# TASK INSTRUCTIONS
Emit a verbatim copy of the lines below from the line with "What React, TypeScript" through the line with "Chart.register(...registerables);", excluding pictures and everything outside that range.

# DATASET EXCERPTS

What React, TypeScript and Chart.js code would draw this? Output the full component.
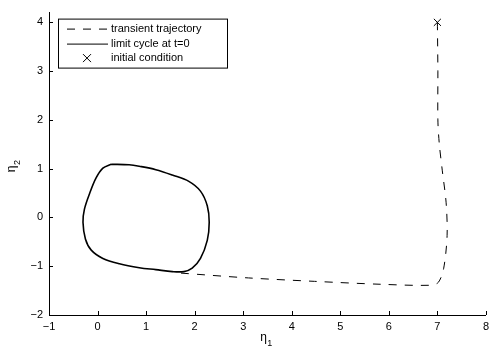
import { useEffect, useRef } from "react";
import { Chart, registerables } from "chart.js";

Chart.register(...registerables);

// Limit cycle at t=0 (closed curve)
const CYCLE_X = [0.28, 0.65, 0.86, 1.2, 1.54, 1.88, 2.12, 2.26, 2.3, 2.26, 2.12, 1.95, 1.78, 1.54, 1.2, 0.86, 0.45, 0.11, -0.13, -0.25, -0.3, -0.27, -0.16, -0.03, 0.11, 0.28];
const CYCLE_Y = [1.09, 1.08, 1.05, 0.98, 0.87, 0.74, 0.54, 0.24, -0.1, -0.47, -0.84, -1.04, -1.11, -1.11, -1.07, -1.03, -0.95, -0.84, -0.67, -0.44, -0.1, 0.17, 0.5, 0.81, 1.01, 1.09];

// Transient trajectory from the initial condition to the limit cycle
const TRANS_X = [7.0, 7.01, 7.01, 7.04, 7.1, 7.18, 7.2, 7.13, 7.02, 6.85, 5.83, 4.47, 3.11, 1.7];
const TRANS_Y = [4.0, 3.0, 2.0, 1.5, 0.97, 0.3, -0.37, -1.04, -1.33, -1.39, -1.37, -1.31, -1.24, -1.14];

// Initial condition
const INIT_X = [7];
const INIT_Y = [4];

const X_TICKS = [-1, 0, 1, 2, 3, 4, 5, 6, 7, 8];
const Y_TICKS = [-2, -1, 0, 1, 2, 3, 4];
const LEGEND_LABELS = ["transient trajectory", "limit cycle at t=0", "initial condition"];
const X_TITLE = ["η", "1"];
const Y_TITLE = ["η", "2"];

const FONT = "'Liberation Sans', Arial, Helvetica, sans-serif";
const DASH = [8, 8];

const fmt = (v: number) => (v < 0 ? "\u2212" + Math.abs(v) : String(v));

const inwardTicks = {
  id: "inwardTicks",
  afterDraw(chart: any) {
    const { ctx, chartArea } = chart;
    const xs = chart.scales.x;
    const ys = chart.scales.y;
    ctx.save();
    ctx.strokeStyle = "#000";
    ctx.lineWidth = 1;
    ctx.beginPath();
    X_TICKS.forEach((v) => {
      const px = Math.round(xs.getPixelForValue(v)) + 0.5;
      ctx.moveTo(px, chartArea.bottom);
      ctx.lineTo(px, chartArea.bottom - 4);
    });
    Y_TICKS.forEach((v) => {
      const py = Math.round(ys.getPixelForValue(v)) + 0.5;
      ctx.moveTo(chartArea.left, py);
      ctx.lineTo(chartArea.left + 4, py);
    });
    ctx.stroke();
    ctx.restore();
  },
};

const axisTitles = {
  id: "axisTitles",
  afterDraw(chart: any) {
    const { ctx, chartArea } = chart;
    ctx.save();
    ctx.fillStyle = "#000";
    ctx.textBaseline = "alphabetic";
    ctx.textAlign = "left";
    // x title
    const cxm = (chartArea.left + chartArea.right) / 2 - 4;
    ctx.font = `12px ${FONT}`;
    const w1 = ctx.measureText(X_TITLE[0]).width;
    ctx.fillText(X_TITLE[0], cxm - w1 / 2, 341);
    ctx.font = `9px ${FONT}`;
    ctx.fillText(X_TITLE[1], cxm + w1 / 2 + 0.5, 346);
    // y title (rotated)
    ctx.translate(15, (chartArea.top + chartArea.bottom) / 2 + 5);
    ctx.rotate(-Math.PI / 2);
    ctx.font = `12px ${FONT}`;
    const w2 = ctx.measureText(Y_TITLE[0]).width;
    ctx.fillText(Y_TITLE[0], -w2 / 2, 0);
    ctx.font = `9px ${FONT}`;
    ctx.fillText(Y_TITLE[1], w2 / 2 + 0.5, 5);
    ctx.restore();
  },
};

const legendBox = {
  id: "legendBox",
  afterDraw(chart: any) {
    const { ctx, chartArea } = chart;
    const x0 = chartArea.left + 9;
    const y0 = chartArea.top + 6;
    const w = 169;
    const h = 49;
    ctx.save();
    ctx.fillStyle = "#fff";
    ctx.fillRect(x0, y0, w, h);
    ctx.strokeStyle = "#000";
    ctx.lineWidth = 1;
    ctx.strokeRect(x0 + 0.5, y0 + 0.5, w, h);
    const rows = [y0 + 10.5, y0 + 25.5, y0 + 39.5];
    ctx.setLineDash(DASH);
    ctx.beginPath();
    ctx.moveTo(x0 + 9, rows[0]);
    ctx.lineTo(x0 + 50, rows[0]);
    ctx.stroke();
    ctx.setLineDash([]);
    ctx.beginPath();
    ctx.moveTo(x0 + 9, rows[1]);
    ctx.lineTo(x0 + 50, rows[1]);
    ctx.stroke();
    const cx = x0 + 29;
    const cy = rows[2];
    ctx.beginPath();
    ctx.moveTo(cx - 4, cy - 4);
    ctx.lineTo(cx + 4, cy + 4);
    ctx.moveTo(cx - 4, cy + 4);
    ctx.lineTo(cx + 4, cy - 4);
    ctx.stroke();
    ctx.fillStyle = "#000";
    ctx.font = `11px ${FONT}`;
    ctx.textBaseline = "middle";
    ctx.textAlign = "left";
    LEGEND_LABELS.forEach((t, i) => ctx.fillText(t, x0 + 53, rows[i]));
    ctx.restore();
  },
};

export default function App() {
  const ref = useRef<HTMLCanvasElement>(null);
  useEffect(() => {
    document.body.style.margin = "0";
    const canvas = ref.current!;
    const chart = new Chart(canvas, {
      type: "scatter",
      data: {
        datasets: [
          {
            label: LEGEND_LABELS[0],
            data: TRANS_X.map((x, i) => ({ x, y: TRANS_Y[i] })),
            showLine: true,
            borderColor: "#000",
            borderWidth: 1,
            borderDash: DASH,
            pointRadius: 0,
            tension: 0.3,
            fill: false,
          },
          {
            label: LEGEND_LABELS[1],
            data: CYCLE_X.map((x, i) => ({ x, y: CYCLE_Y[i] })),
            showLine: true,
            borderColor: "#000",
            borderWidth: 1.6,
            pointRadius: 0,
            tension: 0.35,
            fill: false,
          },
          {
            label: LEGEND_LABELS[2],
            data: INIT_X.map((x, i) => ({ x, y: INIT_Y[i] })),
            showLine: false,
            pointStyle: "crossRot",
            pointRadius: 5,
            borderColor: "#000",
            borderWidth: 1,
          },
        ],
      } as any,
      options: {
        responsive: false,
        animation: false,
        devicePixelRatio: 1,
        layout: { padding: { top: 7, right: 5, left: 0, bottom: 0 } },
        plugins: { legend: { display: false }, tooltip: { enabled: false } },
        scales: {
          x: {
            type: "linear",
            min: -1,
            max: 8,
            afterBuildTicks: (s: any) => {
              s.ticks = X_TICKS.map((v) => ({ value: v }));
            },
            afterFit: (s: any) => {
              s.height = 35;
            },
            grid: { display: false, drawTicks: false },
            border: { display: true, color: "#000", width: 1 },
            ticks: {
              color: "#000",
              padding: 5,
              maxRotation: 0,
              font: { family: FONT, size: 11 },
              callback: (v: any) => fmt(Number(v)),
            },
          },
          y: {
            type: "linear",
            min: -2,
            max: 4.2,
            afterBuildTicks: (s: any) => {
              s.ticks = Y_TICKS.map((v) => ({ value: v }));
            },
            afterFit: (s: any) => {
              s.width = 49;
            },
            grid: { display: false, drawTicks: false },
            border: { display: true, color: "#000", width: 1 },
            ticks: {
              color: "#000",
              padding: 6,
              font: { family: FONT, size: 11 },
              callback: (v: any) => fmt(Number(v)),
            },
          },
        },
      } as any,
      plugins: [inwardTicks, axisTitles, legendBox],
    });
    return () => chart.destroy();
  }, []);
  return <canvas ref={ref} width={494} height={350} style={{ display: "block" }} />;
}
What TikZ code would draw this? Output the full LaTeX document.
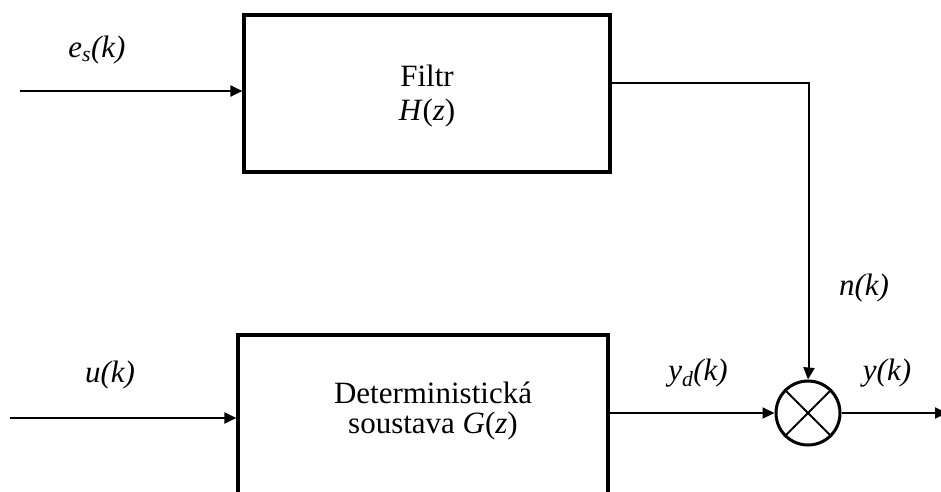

---

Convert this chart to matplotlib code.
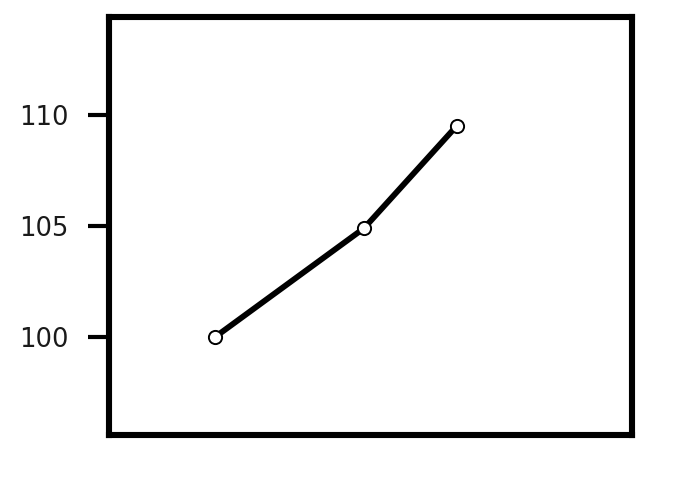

# SOLUTION FOR THIS PROBLEM
What React, TypeScript and Chart.js code would draw this? Output the full component.
import { useEffect, useRef } from "react";
import { Chart, registerables } from "chart.js";

Chart.register(...registerables);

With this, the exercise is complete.